● Task instructions
Begin with the line that contains "Rebuild this diagram" and continue down through the line that contains "at (4.61, -8.41)"; reproduce those lines exactly and only those.

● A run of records
☆ ☆ ☆
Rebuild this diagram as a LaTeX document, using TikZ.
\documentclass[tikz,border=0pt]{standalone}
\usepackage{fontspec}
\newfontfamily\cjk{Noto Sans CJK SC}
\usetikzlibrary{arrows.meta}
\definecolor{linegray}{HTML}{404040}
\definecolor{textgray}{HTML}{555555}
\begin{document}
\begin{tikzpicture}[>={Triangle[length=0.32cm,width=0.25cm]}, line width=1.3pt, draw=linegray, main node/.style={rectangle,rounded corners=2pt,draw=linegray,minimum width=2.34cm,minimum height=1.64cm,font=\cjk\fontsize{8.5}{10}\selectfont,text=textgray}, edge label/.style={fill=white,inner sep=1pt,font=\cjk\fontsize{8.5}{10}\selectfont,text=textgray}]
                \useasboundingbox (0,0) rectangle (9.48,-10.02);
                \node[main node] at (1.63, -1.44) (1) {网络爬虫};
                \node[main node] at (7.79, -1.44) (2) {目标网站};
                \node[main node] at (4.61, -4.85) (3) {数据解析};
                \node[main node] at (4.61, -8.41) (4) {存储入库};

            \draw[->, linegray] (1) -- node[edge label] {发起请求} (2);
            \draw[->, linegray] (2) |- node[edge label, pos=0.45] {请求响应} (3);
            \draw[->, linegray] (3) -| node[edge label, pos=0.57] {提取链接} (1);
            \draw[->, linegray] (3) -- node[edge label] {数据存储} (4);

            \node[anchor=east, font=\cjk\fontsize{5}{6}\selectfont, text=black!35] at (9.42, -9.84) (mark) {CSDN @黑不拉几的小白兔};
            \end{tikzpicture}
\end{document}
☆ ☆ ☆
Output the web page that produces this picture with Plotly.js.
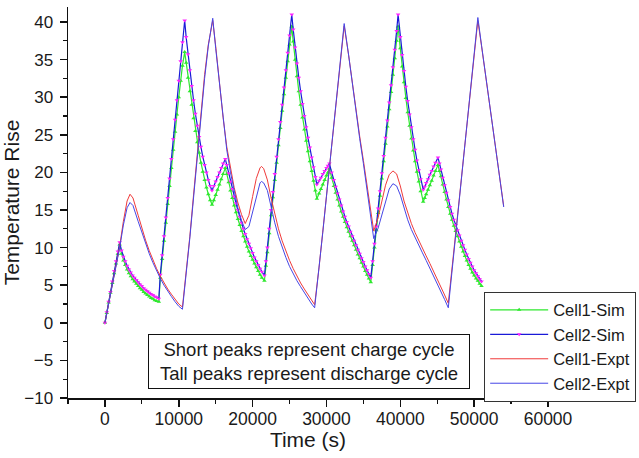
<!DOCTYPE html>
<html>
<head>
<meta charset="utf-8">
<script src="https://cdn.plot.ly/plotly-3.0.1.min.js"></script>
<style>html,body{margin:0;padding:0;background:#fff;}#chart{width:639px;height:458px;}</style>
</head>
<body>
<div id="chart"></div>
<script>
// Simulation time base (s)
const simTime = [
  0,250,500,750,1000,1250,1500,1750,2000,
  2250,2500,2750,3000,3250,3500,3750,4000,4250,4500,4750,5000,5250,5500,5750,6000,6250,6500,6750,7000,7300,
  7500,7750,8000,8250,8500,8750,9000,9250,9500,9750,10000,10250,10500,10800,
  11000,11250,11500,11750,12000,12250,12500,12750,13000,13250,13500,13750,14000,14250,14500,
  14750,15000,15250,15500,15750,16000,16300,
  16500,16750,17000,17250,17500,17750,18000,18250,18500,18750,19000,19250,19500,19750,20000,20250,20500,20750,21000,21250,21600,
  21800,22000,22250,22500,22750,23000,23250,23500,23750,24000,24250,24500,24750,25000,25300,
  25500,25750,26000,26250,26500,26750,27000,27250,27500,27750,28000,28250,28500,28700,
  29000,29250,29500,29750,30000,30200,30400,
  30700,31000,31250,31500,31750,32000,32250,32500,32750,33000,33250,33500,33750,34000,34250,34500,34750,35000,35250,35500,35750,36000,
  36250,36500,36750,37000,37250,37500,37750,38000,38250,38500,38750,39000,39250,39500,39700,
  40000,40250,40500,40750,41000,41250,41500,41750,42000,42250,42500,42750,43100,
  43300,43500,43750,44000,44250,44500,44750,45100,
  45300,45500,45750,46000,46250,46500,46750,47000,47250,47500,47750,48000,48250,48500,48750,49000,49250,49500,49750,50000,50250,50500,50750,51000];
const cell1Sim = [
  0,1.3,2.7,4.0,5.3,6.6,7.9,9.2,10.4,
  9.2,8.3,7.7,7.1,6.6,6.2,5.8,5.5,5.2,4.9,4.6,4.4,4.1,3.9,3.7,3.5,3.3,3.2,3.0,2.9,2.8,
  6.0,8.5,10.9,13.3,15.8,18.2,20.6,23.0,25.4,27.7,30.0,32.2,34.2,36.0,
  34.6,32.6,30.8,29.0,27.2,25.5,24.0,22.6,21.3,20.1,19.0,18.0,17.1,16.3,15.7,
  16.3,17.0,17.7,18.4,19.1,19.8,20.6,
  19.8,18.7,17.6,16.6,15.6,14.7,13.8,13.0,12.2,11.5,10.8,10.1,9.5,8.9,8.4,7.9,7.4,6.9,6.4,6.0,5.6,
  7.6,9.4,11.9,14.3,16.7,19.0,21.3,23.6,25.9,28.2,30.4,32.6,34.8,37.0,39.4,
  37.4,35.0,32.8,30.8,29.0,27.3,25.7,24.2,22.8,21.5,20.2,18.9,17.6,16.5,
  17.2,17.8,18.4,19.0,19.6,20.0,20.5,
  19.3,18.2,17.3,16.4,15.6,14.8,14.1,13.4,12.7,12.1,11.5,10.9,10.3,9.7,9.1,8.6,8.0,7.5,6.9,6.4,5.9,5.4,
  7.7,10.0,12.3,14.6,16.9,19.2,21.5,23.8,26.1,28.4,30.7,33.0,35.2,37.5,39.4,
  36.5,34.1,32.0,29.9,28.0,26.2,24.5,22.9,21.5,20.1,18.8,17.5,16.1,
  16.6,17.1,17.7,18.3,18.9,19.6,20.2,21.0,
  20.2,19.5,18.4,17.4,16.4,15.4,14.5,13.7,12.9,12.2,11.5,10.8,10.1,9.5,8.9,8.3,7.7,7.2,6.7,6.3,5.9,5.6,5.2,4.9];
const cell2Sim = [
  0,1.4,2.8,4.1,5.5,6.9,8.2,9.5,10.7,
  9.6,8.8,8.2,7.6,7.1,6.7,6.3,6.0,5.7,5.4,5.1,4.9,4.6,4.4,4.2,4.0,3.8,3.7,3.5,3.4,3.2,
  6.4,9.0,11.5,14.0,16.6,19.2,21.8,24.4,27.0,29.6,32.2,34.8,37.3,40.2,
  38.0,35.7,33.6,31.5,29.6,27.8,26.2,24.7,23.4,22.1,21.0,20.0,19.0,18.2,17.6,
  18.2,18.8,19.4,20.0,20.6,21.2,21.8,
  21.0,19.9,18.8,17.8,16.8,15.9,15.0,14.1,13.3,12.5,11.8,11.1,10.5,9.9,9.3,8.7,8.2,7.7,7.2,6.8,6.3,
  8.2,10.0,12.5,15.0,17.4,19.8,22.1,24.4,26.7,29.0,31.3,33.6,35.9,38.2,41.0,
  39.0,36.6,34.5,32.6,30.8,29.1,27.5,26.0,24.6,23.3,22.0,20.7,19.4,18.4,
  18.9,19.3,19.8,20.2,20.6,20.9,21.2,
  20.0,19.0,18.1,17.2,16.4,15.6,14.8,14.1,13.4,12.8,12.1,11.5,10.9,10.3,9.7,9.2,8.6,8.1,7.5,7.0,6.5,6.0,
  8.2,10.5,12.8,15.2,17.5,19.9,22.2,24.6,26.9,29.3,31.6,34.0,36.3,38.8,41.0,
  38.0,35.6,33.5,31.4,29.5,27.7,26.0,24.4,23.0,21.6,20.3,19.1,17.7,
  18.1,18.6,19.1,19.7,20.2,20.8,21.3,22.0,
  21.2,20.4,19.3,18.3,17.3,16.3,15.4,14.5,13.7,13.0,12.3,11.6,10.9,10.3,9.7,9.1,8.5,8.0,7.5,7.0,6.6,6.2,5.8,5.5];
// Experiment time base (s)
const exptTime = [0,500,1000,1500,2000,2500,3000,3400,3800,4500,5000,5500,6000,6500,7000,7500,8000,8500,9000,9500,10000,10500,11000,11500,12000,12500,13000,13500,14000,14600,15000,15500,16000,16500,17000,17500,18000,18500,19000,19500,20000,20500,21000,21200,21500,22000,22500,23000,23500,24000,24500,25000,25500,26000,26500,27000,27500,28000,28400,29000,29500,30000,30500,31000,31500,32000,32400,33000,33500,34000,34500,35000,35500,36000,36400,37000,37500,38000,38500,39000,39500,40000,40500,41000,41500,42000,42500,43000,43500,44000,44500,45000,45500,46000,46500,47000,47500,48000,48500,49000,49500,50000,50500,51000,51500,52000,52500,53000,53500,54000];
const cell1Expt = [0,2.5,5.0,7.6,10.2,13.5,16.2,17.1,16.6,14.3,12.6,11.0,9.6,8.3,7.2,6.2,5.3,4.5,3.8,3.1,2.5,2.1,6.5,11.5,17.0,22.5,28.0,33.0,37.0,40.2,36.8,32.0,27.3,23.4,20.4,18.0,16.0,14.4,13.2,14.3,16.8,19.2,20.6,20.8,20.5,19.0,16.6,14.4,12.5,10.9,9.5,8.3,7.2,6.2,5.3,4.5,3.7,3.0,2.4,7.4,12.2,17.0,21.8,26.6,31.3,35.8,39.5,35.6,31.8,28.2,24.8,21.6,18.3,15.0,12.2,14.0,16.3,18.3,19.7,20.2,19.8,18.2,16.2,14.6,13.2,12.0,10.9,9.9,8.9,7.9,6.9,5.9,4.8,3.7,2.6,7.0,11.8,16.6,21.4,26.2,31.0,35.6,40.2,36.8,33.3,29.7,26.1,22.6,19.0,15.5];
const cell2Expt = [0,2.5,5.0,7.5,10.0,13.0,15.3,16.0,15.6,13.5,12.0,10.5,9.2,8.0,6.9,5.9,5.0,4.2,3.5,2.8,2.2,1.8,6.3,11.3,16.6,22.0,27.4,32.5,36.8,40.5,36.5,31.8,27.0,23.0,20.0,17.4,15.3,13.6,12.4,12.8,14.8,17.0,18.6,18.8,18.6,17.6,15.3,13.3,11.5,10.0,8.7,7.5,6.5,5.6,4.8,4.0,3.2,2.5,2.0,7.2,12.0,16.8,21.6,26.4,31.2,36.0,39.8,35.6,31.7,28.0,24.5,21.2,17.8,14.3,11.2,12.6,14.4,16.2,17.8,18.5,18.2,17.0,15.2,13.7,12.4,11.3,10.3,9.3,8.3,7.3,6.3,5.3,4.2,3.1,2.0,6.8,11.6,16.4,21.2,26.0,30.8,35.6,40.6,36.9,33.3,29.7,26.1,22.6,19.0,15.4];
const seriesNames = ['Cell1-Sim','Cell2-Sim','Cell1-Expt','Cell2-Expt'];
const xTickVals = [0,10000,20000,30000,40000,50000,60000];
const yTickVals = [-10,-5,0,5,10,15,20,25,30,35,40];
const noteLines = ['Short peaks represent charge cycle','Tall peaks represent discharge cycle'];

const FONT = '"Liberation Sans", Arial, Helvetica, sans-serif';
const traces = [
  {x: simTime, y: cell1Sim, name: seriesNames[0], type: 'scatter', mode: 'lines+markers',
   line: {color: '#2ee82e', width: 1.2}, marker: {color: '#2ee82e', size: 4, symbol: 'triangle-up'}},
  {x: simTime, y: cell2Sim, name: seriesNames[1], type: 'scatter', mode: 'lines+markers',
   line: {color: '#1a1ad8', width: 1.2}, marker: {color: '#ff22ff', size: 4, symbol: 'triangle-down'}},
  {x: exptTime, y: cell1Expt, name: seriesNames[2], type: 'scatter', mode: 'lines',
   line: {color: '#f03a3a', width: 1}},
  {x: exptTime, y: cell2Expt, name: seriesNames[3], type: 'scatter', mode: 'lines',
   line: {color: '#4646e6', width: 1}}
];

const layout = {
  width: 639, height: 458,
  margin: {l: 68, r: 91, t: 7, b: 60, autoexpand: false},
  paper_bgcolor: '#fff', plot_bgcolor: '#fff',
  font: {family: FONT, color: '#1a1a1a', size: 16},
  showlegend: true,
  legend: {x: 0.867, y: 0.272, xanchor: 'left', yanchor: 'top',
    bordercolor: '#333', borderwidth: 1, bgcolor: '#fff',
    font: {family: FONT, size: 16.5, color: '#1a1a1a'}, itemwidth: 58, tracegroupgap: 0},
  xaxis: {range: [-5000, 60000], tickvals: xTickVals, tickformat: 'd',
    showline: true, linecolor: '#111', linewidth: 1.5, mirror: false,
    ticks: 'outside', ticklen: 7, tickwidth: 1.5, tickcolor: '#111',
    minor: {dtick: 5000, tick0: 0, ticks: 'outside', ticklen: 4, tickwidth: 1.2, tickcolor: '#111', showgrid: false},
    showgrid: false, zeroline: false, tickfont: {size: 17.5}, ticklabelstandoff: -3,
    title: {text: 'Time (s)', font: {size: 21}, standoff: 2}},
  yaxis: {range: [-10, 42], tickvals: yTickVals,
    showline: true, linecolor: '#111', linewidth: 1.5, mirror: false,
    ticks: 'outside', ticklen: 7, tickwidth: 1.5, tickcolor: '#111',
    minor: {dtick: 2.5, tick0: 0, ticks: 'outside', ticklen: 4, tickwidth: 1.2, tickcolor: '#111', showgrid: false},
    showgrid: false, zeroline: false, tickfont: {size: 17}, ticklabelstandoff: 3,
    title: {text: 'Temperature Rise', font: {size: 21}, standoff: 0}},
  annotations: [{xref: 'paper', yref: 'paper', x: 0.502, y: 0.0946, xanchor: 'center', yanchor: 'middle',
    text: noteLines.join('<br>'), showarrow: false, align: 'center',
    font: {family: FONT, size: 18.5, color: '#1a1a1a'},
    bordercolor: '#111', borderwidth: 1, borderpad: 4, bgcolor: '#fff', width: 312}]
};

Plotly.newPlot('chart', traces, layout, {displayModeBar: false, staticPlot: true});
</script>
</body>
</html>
☆ ☆ ☆
● Task response
Rebuild this diagram as a LaTeX document, using TikZ.
\documentclass[tikz,border=0pt]{standalone}
\usepackage{fontspec}
\newfontfamily\cjk{Noto Sans CJK SC}
\usetikzlibrary{arrows.meta}
\definecolor{linegray}{HTML}{404040}
\definecolor{textgray}{HTML}{555555}
\begin{document}
\begin{tikzpicture}[>={Triangle[length=0.32cm,width=0.25cm]}, line width=1.3pt, draw=linegray, main node/.style={rectangle,rounded corners=2pt,draw=linegray,minimum width=2.34cm,minimum height=1.64cm,font=\cjk\fontsize{8.5}{10}\selectfont,text=textgray}, edge label/.style={fill=white,inner sep=1pt,font=\cjk\fontsize{8.5}{10}\selectfont,text=textgray}]
                \useasboundingbox (0,0) rectangle (9.48,-10.02);
                \node[main node] at (1.63, -1.44) (1) {网络爬虫};
                \node[main node] at (7.79, -1.44) (2) {目标网站};
                \node[main node] at (4.61, -4.85) (3) {数据解析};
                \node[main node] at (4.61, -8.41) (4) {存储入库};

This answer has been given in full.